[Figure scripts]
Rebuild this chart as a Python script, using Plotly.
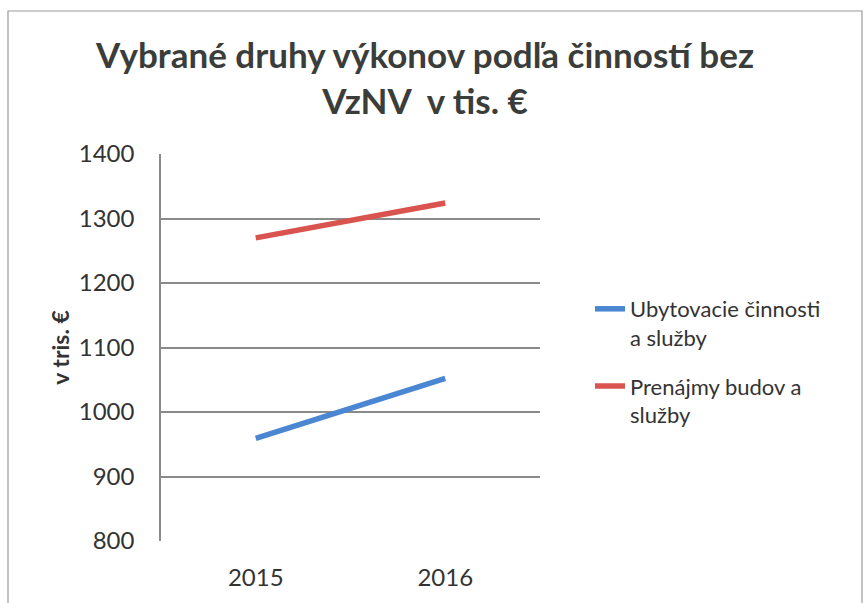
import plotly.graph_objects as go

years = ["2015", "2016"]
ubytovacie = [959, 1052]
prenajmy = [1270, 1324]
series_names = ["Ubytovacie činnosti<br>a služby", "Prenájmy budov a<br>služby"]
y_ticks = [800, 900, 1000, 1100, 1200, 1300, 1400]

FONT = "Lato, 'Open Sans', sans-serif"
TXT = "#333333"

W, H = 866, 603
L, R, T, B = 161, 326, 154, 62
PW, PH = W - L - R, H - T - B

fig = go.Figure()
fig.add_trace(go.Scatter(x=years, y=ubytovacie, mode="lines", name=series_names[0],
                         line=dict(color="#4A86D1", width=5.5), legendgroup="a"))
fig.add_trace(go.Scatter(x=years, y=prenajmy, mode="lines", name=series_names[1],
                         line=dict(color="#D9534F", width=5.5), legendgroup="b"))

fig.update_layout(
    width=W, height=H,
    margin=dict(l=L, r=R, t=T, b=B),
    paper_bgcolor="white", plot_bgcolor="white",
    font=dict(family=FONT, color=TXT),
    title=dict(text="<b>Vybrané druhy výkonov podľa činností bez<br>VzNV  v tis. €</b>",
               x=425 / W, xanchor="center", y=1 - 68 / H, yanchor="top",
               font=dict(size=35, color="#3a3d3a", family=FONT)),
    showlegend=True,
    legend=dict(x=(590 - L) / PW, xanchor="left", y=(H - B - 288) / PH, yanchor="top",
                font=dict(size=22, color=TXT, family=FONT),
                valign="top", tracegroupgap=17, bgcolor="rgba(0,0,0,0)"),
    xaxis=dict(type="category", range=[-0.5, 1.5], showgrid=False, showline=False,
               ticks="", tickfont=dict(size=24, color=TXT), ticklabelstandoff=20,
               zeroline=False),
    yaxis=dict(range=[800, 1400], tickvals=y_ticks, showgrid=True,
               gridcolor="#8a8a8a", gridwidth=1.5, showline=True, linecolor="#8a8a8a",
               linewidth=1.5, ticks="", tickfont=dict(size=24, color=TXT),
               ticklabelstandoff=20, zeroline=False,
               title=dict(text="<b>v tris. €</b>", font=dict(size=23, color=TXT, family=FONT),
                          standoff=3)),
    shapes=[dict(type="rect", xref="paper", yref="paper",
                 x0=(8 - L) / PW, x1=(862 - L) / PW,
                 y0=(H - B - 640) / PH, y1=(H - B - 11) / PH,
                 line=dict(color="#9a9a9a", width=1.2), layer="below")],
)

fig.write_html("out.html", config={"displayModeBar": False},
               post_script="document.body.style.margin='0';")
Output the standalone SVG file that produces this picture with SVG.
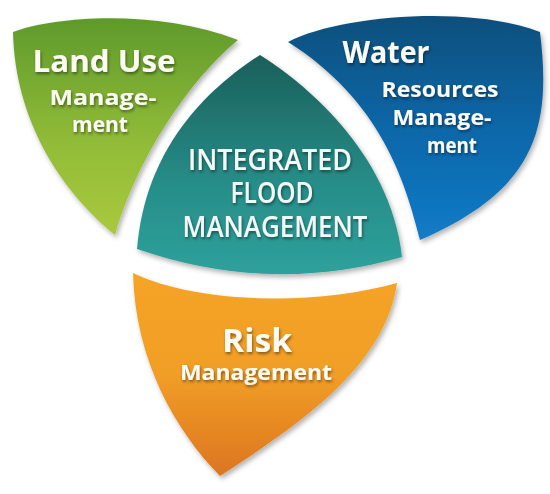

EXERCISE TASK: Leave out the pictures and repeat the lines from the start of the material through the line with "y_ticks = [800, 900, 1000, 1100, 1200, 1300, 1400]", inclusive.

ANSWER TO THIS EXERCISE:
Rebuild this chart as a Python script, using Plotly.
import plotly.graph_objects as go

years = ["2015", "2016"]
ubytovacie = [959, 1052]
prenajmy = [1270, 1324]
series_names = ["Ubytovacie činnosti<br>a služby", "Prenájmy budov a<br>služby"]
y_ticks = [800, 900, 1000, 1100, 1200, 1300, 1400]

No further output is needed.